* **Task directions**
Could the lines from the start of the data through the line with "(bdo) at (468,337)" be set down exactly, with no pictures among them?
──────
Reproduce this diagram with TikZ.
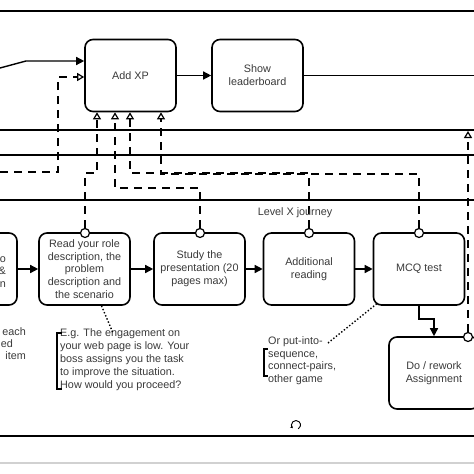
\documentclass[tikz,border=0pt]{standalone}
\usepackage{fontspec}
\setmainfont{Liberation Sans}
\usetikzlibrary{arrows.meta,calc}
\definecolor{txt}{HTML}{3A3A3A}
\begin{document}
\begin{tikzpicture}[x=1pt,y=-1pt,
  task/.style={draw=black,line width=1.6pt,rounded corners=8pt,minimum width=91pt,minimum height=72pt,inner sep=1pt,align=center,text=txt,font=\fontsize{10.8}{12.8}\selectfont},
  lbl/.style={text=txt,font=\fontsize{10.8}{12.8}\selectfont,inner sep=0pt},
  flow/.style={line width=1.4pt,-{Triangle[length=8pt,width=8pt]}},
  msg/.style={line width=1.2pt,dash pattern=on 8pt off 6pt,-{Triangle[open,length=7pt,width=8pt,line width=1.2pt]}},
  lane/.style={line width=1.5pt},
  bev/.style={circle,draw=black,fill=white,line width=1.2pt,minimum size=9pt,inner sep=0pt},
  assoc/.style={line width=1.4pt,dotted},
  brk/.style={line width=1.3pt},
]
\useasboundingbox (0,0) rectangle (474,474);
\clip (0,0) rectangle (474,474);
\fill[white] (0,0) rectangle (474,474);

% lane lines
\draw[lane] (0,11) -- (474,11);
\draw[lane] (0,130) -- (474,130);
\draw[lane] (0,155) -- (474,155);
\draw[lane] (0,200) -- (474,200);
\draw[lane] (0,436) -- (474,436);
\draw[line width=1.5pt,black!18] (0,463) -- (474,463);

% top tasks
\node[task] (addxp) at (130.5,75.5) {Add XP};
\node[task] (show) at (257.5,75.5) {Show\\leaderboard};

% bottom tasks
\node[task] (leftbox) at (-28.5,269) {};
\node[task] (read) at (84.5,269) {Read your role\\description, the\\problem\\description and\\the scenario};
\node[task] (study) at (199.5,269) {Study the\\presentation (20\\pages max)};
\node[task] (addl) at (309,269) {Additional\\reading};
\node[task] (mcq) at (419,269) {MCQ test};
\node[task,minimum width=90pt] (dorework) at (434,373) {Do / rework\\Assignment};

% fragments of the cut-off left task
\node[lbl,align=right,anchor=east] (lefttxt) at (6,272) {o\\\&\\n};

% boundary events
\node[bev] (bread) at (85,233) {};
\node[bev] (bstudy) at (200,233) {};
\node[bev] (baddl) at (309,233) {};
\node[bev] (bmcq) at (419,233) {};
\node[bev] (bdo) at (468,337) {};

% sequence flows
\coordinate (in0) at (0,68);
\coordinate (in1) at (26,61);
\draw[flow] (in0) -- (in1) -- (in1 -| addxp.west);
\draw[flow] (addxp.east) -- (show.west);
\coordinate (out) at (474,75.5);
\draw[line width=1.4pt] (show.east) -- (out);

\draw[flow] (leftbox.east) -- (read.west);
\draw[flow] (read.east) -- (study.west);
\draw[flow] (study.east) -- (addl.west);
\draw[flow] (addl.east) -- (mcq.west);
\coordinate (m1) at (419,319);
\coordinate (m2) at (434,319);
\draw[flow] (mcq.south -| m1) -- (m1) -- (m2) -- (dorework.north -| m2);

% message flows
\coordinate (a1) at (97,173);
\draw[msg] (bread.north) |- (a1) -- (a1 |- addxp.south);
\coordinate (b1) at (115,188);
\draw[msg] (bstudy.north) |- (b1) -- (b1 |- addxp.south);
\coordinate (c1) at (130,173);
\draw[msg] (baddl.north) |- (c1) -- (c1 |- addxp.south);
\coordinate (d1) at (161,174);
\draw[msg] (bmcq.north) |- (d1) -- (d1 |- addxp.south);
\coordinate (e0) at (0,172);
\coordinate (e1) at (58,172);
\coordinate (e2) at (58,77);
\draw[msg] (e0) -- (e1) -- (e2) -- (e2 -| addxp.west);
\coordinate (f1) at (468,131);
\draw[msg] (bdo.north) -- (f1);

% labels
\node[lbl] (level) at (295,213) {Level X journey};
\node[lbl,anchor=east] (t1) at (26,332) {each};
\node[lbl,anchor=east] (t2) at (13,344) {ed};
\node[lbl,anchor=east] (t3) at (26,356) {item};

% annotation 1
\node[lbl,align=left,anchor=north west,font=\fontsize{10.8}{12.9}\selectfont] (ann1) at (60,328.5) {E.g. The engagement on\\your web page is low. Your\\boss assigns you the task\\to improve the situation.\\How would you proceed?};
\draw[brk] (62,333) -- (57,333) -- (57,389) -- (62,389);
\coordinate (ann1p) at (113,333);
\draw[assoc] ($(read.south)+(17,0)$) -- (ann1p);

% annotation 2
\node[lbl,align=left,anchor=north west,font=\fontsize{10.8}{12.7}\selectfont] (ann2) at (268,336.5) {Or put-into-\\sequence,\\connect-pairs,\\other game};
\draw[brk] (268,349) -- (264,349) -- (264,376) -- (268,376);
\coordinate (ann2p) at (328,343);
\draw[assoc] (ann2p) -- ($(mcq.south west)+(4,-2)$);

% loop marker
\coordinate (loopc) at (296,425);
\draw[line width=0.9pt,{Stealth[length=2.5pt,width=3pt]}-] ($(loopc)+(135:4.5)$) arc[start angle=135,end angle=420,radius=4.5];
\end{tikzpicture}
\end{document}
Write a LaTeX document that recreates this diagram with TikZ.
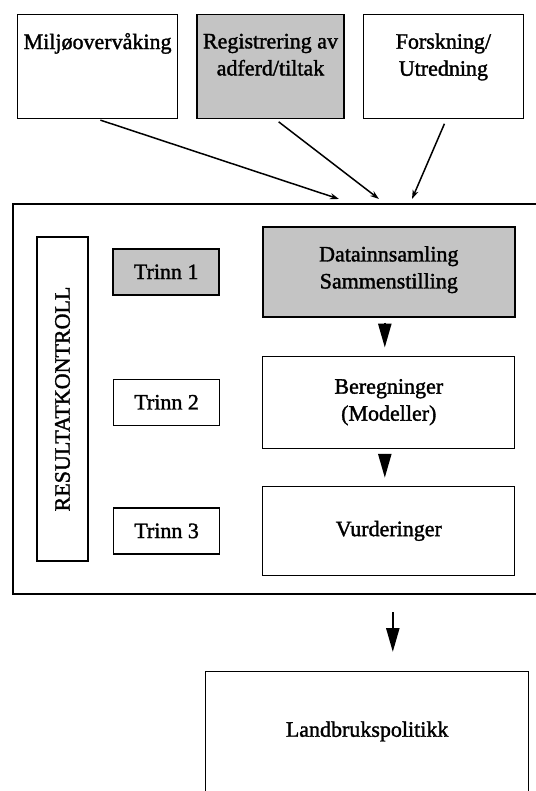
\documentclass[tikz,border=0pt]{standalone}
\usepackage{fontspec}
\setmainfont{Liberation Serif}
\newfontface\scanfont{Liberation Serif}[FakeBold=1.5]
\usetikzlibrary{arrows.meta, positioning, calc}
\definecolor{screengray}{RGB}{196,196,196}

\begin{document}
\begin{tikzpicture}[
    x=1pt, y=-1pt,
    node distance=18pt and 18pt,
    every node/.style={font=\scanfont\fontsize{22}{27}\selectfont},
    box/.style={rectangle, draw, line width=1.2pt, align=center, inner sep=0pt},
    shadebox/.style={box, fill=screengray, line width=1.6pt},
    topbox/.style={box, minimum height=104pt, text depth=24pt},
    trinnbox/.style={box, minimum width=106pt, minimum height=46pt},
    stagebox/.style={box, minimum width=252pt, minimum height=90pt},
    framebox/.style={rectangle, draw, line width=2.2pt, inner sep=0pt},
    feedarrow/.style={-{Stealth[length=9pt, width=6pt]}, line width=1.5pt},
    bigarrow/.style={-{Triangle[length=24pt, width=13pt]}, line width=2.4pt},
]
\useasboundingbox (0,0) rectangle (535,791);

% === SOURCES ===
\node[topbox, minimum width=160pt, anchor=north west] (milj) at (17,14) {Milj\o overv\aa king\\\mbox{}};
\node[topbox, shadebox, minimum width=147pt, right=18pt of milj] (regist) {Registrering av\\adferd/tiltak};
\node[topbox, minimum width=160pt, right=18pt of regist] (forsk) {Forskning/\\Utredning};

% === MAIN FRAME ===
\node[framebox, minimum width=533pt, minimum height=390pt, anchor=north west] (frame) at (12,203) {};
\coordinate (in1) at (339,199);
\coordinate (in2) at (379,199);
\coordinate (in3) at (412,199);

% Result control bar
\node[box, rotate=90, minimum width=324pt, minimum height=51pt] (kontroll) at (62.5,399) {RESULTATKONTROLL};

% Stages
\node[stagebox, shadebox, anchor=north west, text depth=9pt] (datainn) at (262,226) {Datainnsamling\\Sammenstilling};
\node[stagebox, minimum height=92pt, below=38pt of datainn] (bereg) {Beregninger\\(Modeller)};
\node[stagebox, minimum height=89pt, below=37pt of bereg] (vurd) {Vurderinger};

\node[trinnbox, shadebox, left=42pt of datainn] (trinn1) {Trinn 1};
\node[trinnbox, left=42pt of bereg] (trinn2) {Trinn 2};
\node[trinnbox, left=42pt of vurd] (trinn3) {Trinn 3};

% === OUTPUT ===
\node[box, minimum width=323pt, minimum height=135pt, anchor=north west, text depth=20pt] (landbruk) at (205,671) {Landbrukspolitikk};

% === ARROWS ===
\draw[feedarrow, shorten <=3pt] (milj.south) -- (in1);
\draw[feedarrow, shorten <=4pt] ($(regist.south)+(5,0)$) -- (in2);
\draw[feedarrow, shorten <=5pt] ($(forsk.south)+(3,0)$) -- (in3);

\draw[bigarrow, shorten <=5pt, shorten >=8pt] ($(datainn.south)+(-4,0)$) -- ($(bereg.north)+(-4,0)$);
\draw[bigarrow, shorten <=5pt, shorten >=8pt] ($(bereg.south)+(-4,0)$) -- ($(vurd.north)+(-4,0)$);

\draw[bigarrow, shorten <=17pt, shorten >=19pt] ($(vurd.south |- frame.south)+(4,0)$) -- ($(vurd.south |- landbruk.north)+(4,0)$);

\end{tikzpicture}
\end{document}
──────
* **The answer**
Reproduce this diagram with TikZ.
\documentclass[tikz,border=0pt]{standalone}
\usepackage{fontspec}
\setmainfont{Liberation Sans}
\usetikzlibrary{arrows.meta,calc}
\definecolor{txt}{HTML}{3A3A3A}
\begin{document}
\begin{tikzpicture}[x=1pt,y=-1pt,
  task/.style={draw=black,line width=1.6pt,rounded corners=8pt,minimum width=91pt,minimum height=72pt,inner sep=1pt,align=center,text=txt,font=\fontsize{10.8}{12.8}\selectfont},
  lbl/.style={text=txt,font=\fontsize{10.8}{12.8}\selectfont,inner sep=0pt},
  flow/.style={line width=1.4pt,-{Triangle[length=8pt,width=8pt]}},
  msg/.style={line width=1.2pt,dash pattern=on 8pt off 6pt,-{Triangle[open,length=7pt,width=8pt,line width=1.2pt]}},
  lane/.style={line width=1.5pt},
  bev/.style={circle,draw=black,fill=white,line width=1.2pt,minimum size=9pt,inner sep=0pt},
  assoc/.style={line width=1.4pt,dotted},
  brk/.style={line width=1.3pt},
]
\useasboundingbox (0,0) rectangle (474,474);
\clip (0,0) rectangle (474,474);
\fill[white] (0,0) rectangle (474,474);

% lane lines
\draw[lane] (0,11) -- (474,11);
\draw[lane] (0,130) -- (474,130);
\draw[lane] (0,155) -- (474,155);
\draw[lane] (0,200) -- (474,200);
\draw[lane] (0,436) -- (474,436);
\draw[line width=1.5pt,black!18] (0,463) -- (474,463);

% top tasks
\node[task] (addxp) at (130.5,75.5) {Add XP};
\node[task] (show) at (257.5,75.5) {Show\\leaderboard};

% bottom tasks
\node[task] (leftbox) at (-28.5,269) {};
\node[task] (read) at (84.5,269) {Read your role\\description, the\\problem\\description and\\the scenario};
\node[task] (study) at (199.5,269) {Study the\\presentation (20\\pages max)};
\node[task] (addl) at (309,269) {Additional\\reading};
\node[task] (mcq) at (419,269) {MCQ test};
\node[task,minimum width=90pt] (dorework) at (434,373) {Do / rework\\Assignment};

% fragments of the cut-off left task
\node[lbl,align=right,anchor=east] (lefttxt) at (6,272) {o\\\&\\n};

% boundary events
\node[bev] (bread) at (85,233) {};
\node[bev] (bstudy) at (200,233) {};
\node[bev] (baddl) at (309,233) {};
\node[bev] (bmcq) at (419,233) {};
\node[bev] (bdo) at (468,337) {};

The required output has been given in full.